STF abusou de seu poder ao barrar diretor da PF escolhido por Bolsonaro?

Governo perdido

Mariana Schreiber – @marischreiber – Da BBC News Brasil
Poucas horas antes da cerimônia prevista para dar posse a Alexandre Ramagem como diretor-geral da Polícia Federal nesta quarta-feira (29/04), o ministro do Superior Tribunal Federal (STF) Alexandre de Moraes vetou a nomeação por entender que há indícios suficientes de que o presidente Jair Bolsonaro o escolheu com intuito de intervir em investigações.

A decisão provocou forte reação de apoiadores de Bolsonaro, que acusam o STF de invadir poderes garantidos legalmente ao presidente.

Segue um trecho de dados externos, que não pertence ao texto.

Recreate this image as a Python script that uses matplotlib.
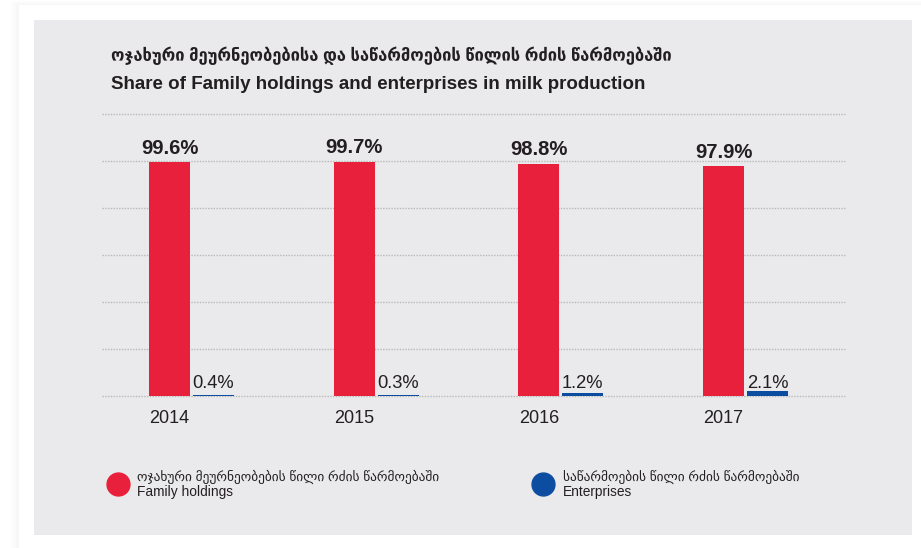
import matplotlib
matplotlib.use("Agg")
import matplotlib.pyplot as plt
from matplotlib.patches import Rectangle
from matplotlib.lines import Line2D
import numpy as np

plt.rcParams['font.family'] = ['Liberation Sans', 'DejaVu Sans']

years = ["2014", "2015", "2016", "2017"]
family = [99.6, 99.7, 98.8, 97.9]
enterprises = [0.4, 0.3, 1.2, 2.1]
title_ka = "ოჯახური მეურნეობებისა და საწარმოების წილის რძის წარმოებაში"
title_en = "Share of Family holdings and enterprises in milk production"
legend_ka = ["ოჯახური მეურნეობების წილი რძის წარმოებაში", "საწარმოების წილი რძის წარმოებაში"]
legend_en = ["Family holdings", "Enterprises"]

RED = "#E8203B"
BLUE = "#0D4DA1"
TXT = "#231F20"
PANEL = "#EAEAEC"

W, H = 921, 548
fig = plt.figure(figsize=(W / 100, H / 100), dpi=100)
fig.patch.set_facecolor("#ffffff")

def px(x, y, w, h):
    return (x / W, 1 - (y + h) / H, w / W, h / H)

# soft shadow of card
for i in range(10):
    a, b, c, d = px(19 - i, 5 - i * 0.5, W, H)
    fig.add_artist(Rectangle((a, b), c, d, transform=fig.transFigure,
                             facecolor="#000000", alpha=0.004, edgecolor="none", zorder=0))
a, b, c, d = px(19, 5, W, H)
fig.add_artist(Rectangle((a, b), c, d, transform=fig.transFigure,
                         facecolor="#ffffff", edgecolor="none", zorder=0.1))
a, b, c, d = px(34, 20, 912 - 34, 535 - 20)
fig.add_artist(Rectangle((a, b), c, d, transform=fig.transFigure,
                         facecolor=PANEL, edgecolor="none", zorder=0.2))

ax = fig.add_axes(px(102, 114, 845 - 102, 396 - 114))
ax.set_facecolor("none")
ax.set_zorder(1)

x = np.arange(len(years))
bw = 0.222
off = 0.238
ax.bar(x, family, width=bw, color=RED, zorder=3)
ax.bar(x + off, enterprises, width=bw, color=BLUE, zorder=3)

ax.set_xlim(-0.3655, 3.658)
ax.set_ylim(0, 120)
ax.set_yticks(np.arange(0, 121, 20))
ax.yaxis.grid(True, linestyle=(0, (1, 1)), color="#b8b8b8", linewidth=1.0, zorder=1)
ax.tick_params(axis="y", length=0, labelleft=False)
ax.set_xticks(x)
ax.set_xticklabels(years, fontsize=13, color=TXT)
ax.tick_params(axis="x", length=0, pad=10)
for s in ax.spines.values():
    s.set_visible(False)
for gl in ax.yaxis.get_gridlines():
    gl.set_clip_on(False)

for xi, v in zip(x, family):
    ax.annotate(f"{v:.1f}%", (xi, v), xytext=(0, 6), textcoords="offset points",
                ha="center", va="baseline", fontsize=14.6, fontweight="bold", color=TXT)
for xi, v in zip(x, enterprises):
    ax.annotate(f"{v:.1f}%", (xi + off, 0), xytext=(0, 6), textcoords="offset points",
                ha="center", va="baseline", fontsize=13.2, color=TXT)

# titles
fig.text(111 / W, 1 - 61 / H, title_ka, fontsize=11.9, fontweight="bold", color=TXT,
         ha="left", va="baseline")
fig.text(111 / W, 1 - 89 / H, title_en, fontsize=13.5, fontweight="bold", color=TXT,
         ha="left", va="baseline")

# legend
for cx, col, ka, en, tx in [(118, RED, legend_ka[0], legend_en[0], 137),
                            (543, BLUE, legend_ka[1], legend_en[1], 563)]:
    fig.add_artist(Line2D([cx / W], [1 - 484 / H], marker="o", markersize=16.5,
                          color=col, transform=fig.transFigure, linestyle="none"))
    fig.text(tx / W, 1 - 481 / H, ka, fontsize=9.6, color=TXT, ha="left", va="baseline")
    fig.text(tx / W, 1 - 496 / H, en, fontsize=9.9, color=TXT, ha="left", va="baseline")

fig.savefig("out.png", dpi=100)
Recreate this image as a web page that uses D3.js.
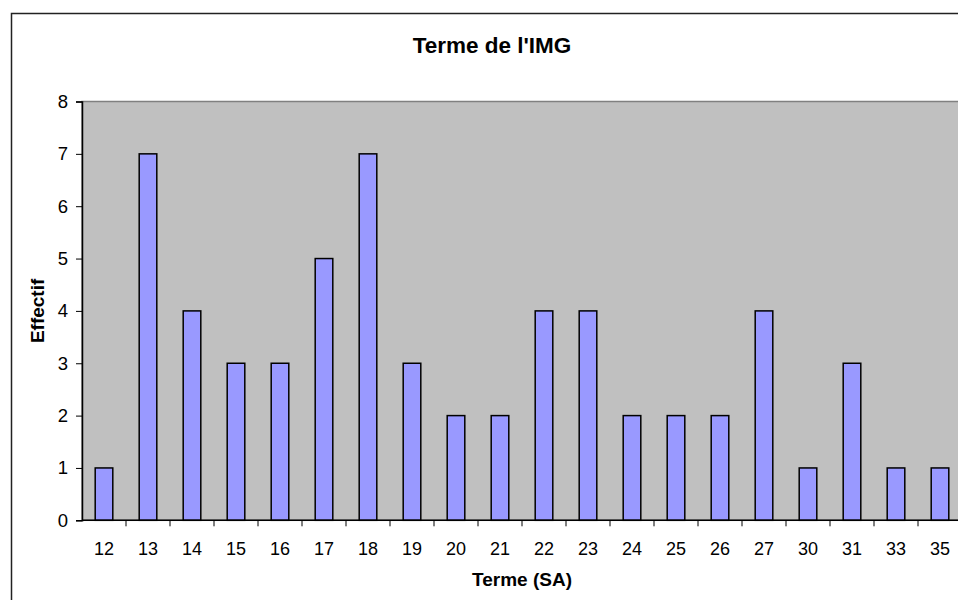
<!DOCTYPE html>
<html>
<head>
<meta charset="utf-8">
<script src="https://cdn.jsdelivr.net/npm/d3@7"></script>
<style>
  body { margin: 0; background: #fff; }
  svg { display: block; font-family: Arial, "Liberation Sans", sans-serif; }
</style>
</head>
<body>
<div id="chart"></div>
<script>
const categories = ["12", "13", "14", "15", "16", "17", "18", "19", "20", "21", "22", "23", "24", "25", "26", "27", "30", "31", "33", "35"];
const effectif = [1, 7, 4, 3, 3, 5, 7, 3, 2, 2, 4, 4, 2, 2, 2, 4, 1, 3, 1, 1];
const yTicks = [0, 1, 2, 3, 4, 5, 6, 7, 8];

const data = categories.map((c, i) => ({ terme: c, value: effectif[i] }));

const width = 958, height = 600;
const margin = { top: 101.5, left: 82, right: -4, bottom: 79.7 };
const plotW = width - margin.left - margin.right;
const plotH = height - margin.top - margin.bottom;

const svg = d3.select("#chart")
    .append("svg")
    .attr("width", width)
    .attr("height", height);

// chart area border (cropped on the right and bottom)
svg.append("rect")
    .attr("x", 11.5)
    .attr("y", 13.5)
    .attr("width", 1000)
    .attr("height", 1000)
    .attr("fill", "none")
    .attr("stroke", "#222")
    .attr("stroke-width", 1.5);

const g = svg.append("g")
    .attr("transform", "translate(" + margin.left + "," + margin.top + ")");

const x = d3.scaleBand()
    .domain(categories)
    .range([0, plotW])
    .paddingInner(0.6)
    .paddingOuter(0.3);

const xBand = d3.scaleBand()
    .domain(categories)
    .range([0, plotW]);

const y = d3.scaleLinear()
    .domain([0, 8])
    .range([plotH, 0]);

// plot background
g.append("rect")
    .attr("width", plotW)
    .attr("height", plotH)
    .attr("fill", "#c0c0c0")
    .attr("stroke", "#808080")
    .attr("stroke-width", 1.5);

g.selectAll(".bar")
    .data(data)
    .enter()
    .append("rect")
    .attr("class", "bar")
    .attr("x", d => x(d.terme))
    .attr("y", d => y(d.value))
    .attr("width", x.bandwidth())
    .attr("height", d => plotH - y(d.value))
    .attr("fill", "#9999ff")
    .attr("stroke", "#000")
    .attr("stroke-width", 1.5);

// x axis: ticks at band boundaries, labels centred in bands
const xAxis = g.append("g")
    .attr("transform", "translate(0," + plotH + ")");

xAxis.append("line")
    .attr("x1", 0).attr("x2", plotW)
    .attr("stroke", "#000").attr("stroke-width", 1.5);

xAxis.selectAll(".xtick")
    .data(categories.slice(1))
    .enter()
    .append("line")
    .attr("class", "xtick")
    .attr("x1", d => xBand(d)).attr("x2", d => xBand(d))
    .attr("y1", 0).attr("y2", 6)
    .attr("stroke", "#000");

xAxis.selectAll(".xlabel")
    .data(categories)
    .enter()
    .append("text")
    .attr("class", "xlabel")
    .attr("x", d => xBand(d) + xBand.bandwidth() / 2)
    .attr("y", 35)
    .attr("text-anchor", "middle")
    .attr("font-size", 18)
    .attr("fill", "#000")
    .text(d => d);

// y axis
const yAxis = g.append("g")
    .call(d3.axisLeft(y).tickValues(yTicks).tickSize(6).tickPadding(8).tickFormat(d3.format("d")));

yAxis.select(".domain").attr("stroke", "#000").attr("stroke-width", 1.5);
yAxis.selectAll(".tick line").attr("stroke", "#000");
yAxis.selectAll(".tick text")
    .attr("font-size", 18.5)
    .attr("font-family", "Arial, 'Liberation Sans', sans-serif")
    .attr("fill", "#000");

// titles
svg.append("text")
    .attr("x", 492)
    .attr("y", 53)
    .attr("text-anchor", "middle")
    .attr("font-size", 22.5)
    .attr("font-weight", "bold")
    .text("Terme de l'IMG");

svg.append("text")
    .attr("x", margin.left + plotW / 2)
    .attr("y", 586)
    .attr("text-anchor", "middle")
    .attr("font-size", 19)
    .attr("font-weight", "bold")
    .text("Terme (SA)");

svg.append("text")
    .attr("transform", "translate(44," + (margin.top + plotH / 2) + ") rotate(-90)")
    .attr("text-anchor", "middle")
    .attr("font-size", 19)
    .attr("font-weight", "bold")
    .text("Effectif");
</script>
</body>
</html>
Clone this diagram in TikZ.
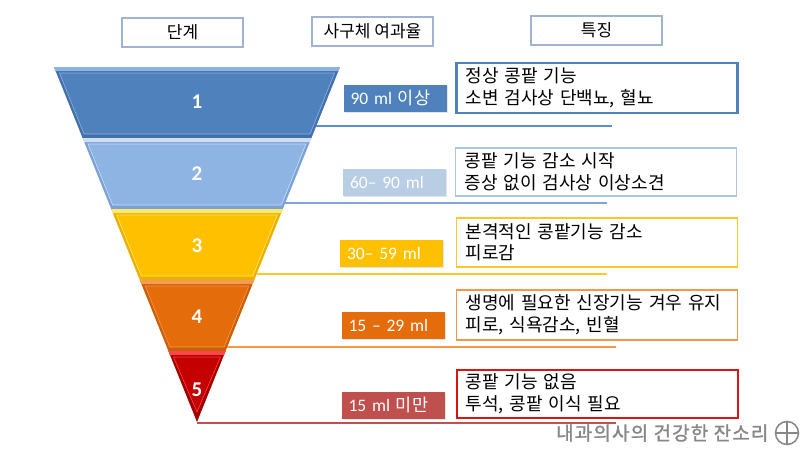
\documentclass[tikz,border=0pt]{standalone}
\usepackage{fontspec}
\setmainfont{Noto Sans CJK KR}
\newfontfamily\kr{Noto Sans CJK KR}
\newfontfamily\carl{Carlito}
\newfontfamily\footfont{Noto Sans CJK KR}[FakeBold=1.5, LetterSpace=6]
\usetikzlibrary{shadows}
\definecolor{b1}{RGB}{79,129,189}
\definecolor{b1l}{RGB}{141,179,226}
\definecolor{b1d}{RGB}{66,112,170}
\definecolor{b2}{RGB}{142,180,227}
\definecolor{b2l}{RGB}{205,222,243}
\definecolor{b2d}{RGB}{122,162,215}
\definecolor{b3}{RGB}{255,192,0}
\definecolor{b3l}{RGB}{255,232,110}
\definecolor{b3d}{RGB}{236,176,0}
\definecolor{b4}{RGB}{228,108,10}
\definecolor{b4l}{RGB}{247,155,80}
\definecolor{b4d}{RGB}{205,94,8}
\definecolor{b5}{RGB}{196,0,0}
\definecolor{b5l}{RGB}{255,70,70}
\definecolor{b5d}{RGB}{165,0,0}
\definecolor{v1}{RGB}{79,129,189}
\definecolor{v2}{RGB}{185,205,229}
\definecolor{v3}{RGB}{255,192,0}
\definecolor{v4}{RGB}{228,108,10}
\definecolor{v5}{RGB}{192,80,77}
\definecolor{l1}{RGB}{91,140,205}
\definecolor{l2}{RGB}{130,165,215}
\definecolor{l3}{RGB}{255,200,40}
\definecolor{l4}{RGB}{247,150,70}
\definecolor{l5}{RGB}{192,80,77}
\definecolor{d1}{RGB}{79,129,189}
\definecolor{d2}{RGB}{172,197,232}
\definecolor{d3}{RGB}{255,200,40}
\definecolor{d4}{RGB}{247,150,70}
\definecolor{d5}{RGB}{222,20,20}
\definecolor{hdr}{RGB}{160,180,210}
\definecolor{foot}{RGB}{135,135,135}
\newcommand{\fband}[5]{%
  \fill[#5] ({197-(422-#1)*0.40282},#1) -- ({197+(422-#1)*0.40282},#1) -- ({197+(422-#2)*0.40282},#2) -- ({197-(422-#2)*0.40282},#2) -- cycle;
  \fill[#4] ({197-(422-#1)*0.40282},#1) -- ({197+(422-#1)*0.40282},#1) -- ({197+(422-#1-4)*0.40282},#1+4) -- ({197-(422-#1-4)*0.40282},#1+4) -- cycle;
  \filldraw[fill=#3, draw=#4, line width=0.6pt] ({197-(422-#1-6)*0.40282+3},#1+6) -- ({197+(422-#1-6)*0.40282-3},#1+6) -- ({197+(422-#2+4)*0.40282-3},#2-4) -- ({197-(422-#2+4)*0.40282+3},#2-4) -- cycle;
}
\tikzset{
  hbox/.style={draw=hdr, line width=1.2pt, fill=white, minimum height=29pt, inner sep=0pt, font=\fontsize{17}{17}\selectfont, drop shadow={shadow xshift=1pt, shadow yshift=-1pt, opacity=0.15}},
  vbox/.style={fill=#1, text=white, minimum height=27pt, text width=89pt, inner xsep=7pt, inner ysep=0pt, align=left, font=\carl\fontsize{17.5}{17.5}\selectfont, drop shadow={shadow xshift=1pt, shadow yshift=-1pt, opacity=0.2}},
  dbox/.style={draw=#1, line width=1.6pt, fill=white, minimum height=49pt, text width=263pt, inner xsep=9pt, inner ysep=0pt, align=left, font=\fontsize{18}{21.5}\selectfont},
  num/.style={text=white, font=\carl\bfseries\fontsize{21}{21}\selectfont},
  conn/.style={draw=#1, line width=1.4pt}
}
\begin{document}
\begin{tikzpicture}[x=1pt,y=-1pt]
\useasboundingbox (0,0) rectangle (800,450);
\fill[white] (0,0) rectangle (800,450);
% headers
\node[hbox, minimum width=121pt] (h1) at (182.5,32.5) {단계};
\node[hbox, minimum width=121pt] (h2) at (372.5,31.5) {사구체 여과율};
\node[hbox, minimum width=131pt] (h3) at (596.5,30.5) {특징};
% funnel
\fband{67}{138}{b1}{b1l}{b1d}
\fband{138}{209}{b2}{b2l}{b2d}
\fband{209}{280}{b3}{b3l}{b3d}
\fband{280}{351}{b4}{b4l}{b4d}
\fill[b5d] (168.4,351) -- (225.6,351) -- (197,422) -- cycle;
\fill[b5l] (168.4,351) -- (225.6,351) -- (224,355) -- (170,355) -- cycle;
\filldraw[fill=b5, draw=b5l, line width=0.6pt] (173.5,357) -- (220.5,357) -- (197,412) -- cycle;
\node[num] (n1) at (197,102) {1};
\node[num] (n2) at (197,174) {2};
\node[num] (n3) at (197,246) {3};
\node[num] (n4) at (197,317) {4};
\node[num] (n5) at (197,390) {5};
% connector lines
\coordinate (a1) at (316.2,126); \coordinate (e1) at (612,126);
\coordinate (a2) at (285.2,203); \coordinate (e2) at (607,203);
\coordinate (a3) at (256.6,274); \coordinate (e3) at (607,274);
\coordinate (a4) at (227.2,347); \coordinate (e4) at (616,347);
\coordinate (a5) at (197,423); \coordinate (e5) at (616,423);
\draw[conn=l1] (a1) -- (e1);
\draw[conn=l2] (a2) -- (e2);
\draw[conn=l3] (a3) -- (e3);
\draw[conn=l4] (a4) -- (e4);
\draw[conn=l5] (a5) -- (e5);
% value boxes
\node[vbox=v1] (v1) at (395,98) {90 ml {\kr 이상}};
\node[vbox=v2] (v2) at (394.5,182) {60– 90 ml};
\node[vbox=v3] (v3) at (391.5,253.5) {30– 59 ml};
\node[vbox=v4] (v4) at (393,325) {15 – 29 ml};
\node[vbox=v5] (v5) at (393,405) {15 ml {\kr 미만}};
% description boxes
\node[dbox=d1, line width=2.2pt, minimum height=50pt] (d1) at (597,88) {정상 콩팥 기능\\소변 검사상 단백뇨, 혈뇨};
\node[dbox=d2, minimum height=48pt] (d2) at (596,172) {콩팥 기능 감소 시작\\증상 없이 검사상 이상소견};
\node[dbox=d3] (d3) at (597,242.5) {본격적인 콩팥기능 감소\\피로감};
\node[dbox=d4, minimum height=50pt] (d4) at (597,315) {생명에 필요한 신장기능 겨우 유지\\피로, 식욕감소, 빈혈};
\node[dbox=d5, line width=2pt, minimum height=48pt] (d5) at (597,394) {콩팥 기능 없음\\투석, 콩팥 이식 필요};
% footer
\node[anchor=west, text=foot, inner sep=0pt, font=\footfont\fontsize{19}{19}\selectfont] (ft) at (556,433) {내과의사의 건강한 잔소리};
\node[circle, draw=foot, line width=1.5pt, minimum size=23pt, inner sep=0pt] (ic) at (787,433) {};
\draw[foot, line width=1.3pt] (ic.west) -- (ic.east);
\draw[foot, line width=1.3pt] (ic.north) -- (ic.south);
\end{tikzpicture}
\end{document}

“Nunca se viu tanta interferência em um governo em uma democracia”, criticou a deputada federal Bia Kicis (PSL-DF), uma das mais fiéis defensoras de Bolsonaro no Congresso, ao comentar a decisão de Moraes.

A questão dividiu especialistas ouvidos pela BBC News Brasil. Para o ministro aposentado do Superior Tribunal de Justiça Gilson Dipp, Moraes agiu corretamente ao preservar os princípios da moralidade e impessoalidade da administração pública previstos na Constituição.
Já os professores de Direito Eloísa Machado (FGV) e Rafael Mafei (USP) criticam a escolha de Ramagem para a direção da PF, mas veem problemas legais no caminho adotado pelo ministro do STF para impedir a nomeação.

Ramagem é delegado da Polícia Federal há 15 anos e já atingiu o topo da carreira, a chamada classe especial, que é o único requisito previsto na legislação brasileira para poder ser nomeado diretor da instituição pelo presidente.

No entanto, sua nomeação passou a ser vista como tentativa de Bolsonaro de controlar investigações da PF porque Sergio Moro se demitiu do Ministério da Justiça na semana passada acusando o presidente de estar tentando intervir no órgão.

Amizade com a família

Ramagem se aproximou da família presidencial depois que assumiu a coordenação da segurança de Bolsonaro durante a eleição de 2018. Ele se tornou, assim, amigo de filhos de presidente e, desde janeiro de 2019, ocupa cargos no governo — primeiro foi assessor especial da Secretaria de Governo, quando a pasta era comandada pelo general Carlos Alberto dos Santos Cruz, e depois se tornou diretor da Agência Brasileira de Inteligência (Abin).

A ação pedindo que Ramagem fosse impedido de tomar posse foi apresentada pelo PDT. Ao acolher a solicitação do pedido Moraes ressaltou o risco de que a Polícia Federal fosse utilizada para interesses privados de Bolsonaro e sua família.

“(…) A finalidade da revisão judicial é impedir atos incompatíveis com a ordem constitucional, inclusive no tocante as nomeações para cargos públicos, que devem observância não somente ao princípio da legalidade, mas também aos princípios da impessoalidade, da moralidade e do interesse público”, escreveu ele.

O ministro argumento que o próprio Bolsonaro reconheceu que buscava ter acesso a informações da Polícia Federal, citando essa declaração do presidente em pronunciamento na sexta-feira: “Sempre falei para ele: Moro, não tenho informações da Polícia Federal. Eu tenho que todo dia ter um relatório do que aconteceu, em especial nas últimas vinte e quatro horas, para poder bem decidir o futuro dessa nação'”.

Para Gilson Dipp, ex-ministro do STJ, as acusações de Moro e a proximidade de Ramagem com a família Bolsonaro são suficientes para embasar a decisão de Moraes. Na sua leitura, a nomeação dele para comandar a PF feria o Artigo 37 da Constituição, que prevê que a administração pública deve ser norteada pelos princípios de impessoalidade e moralidade.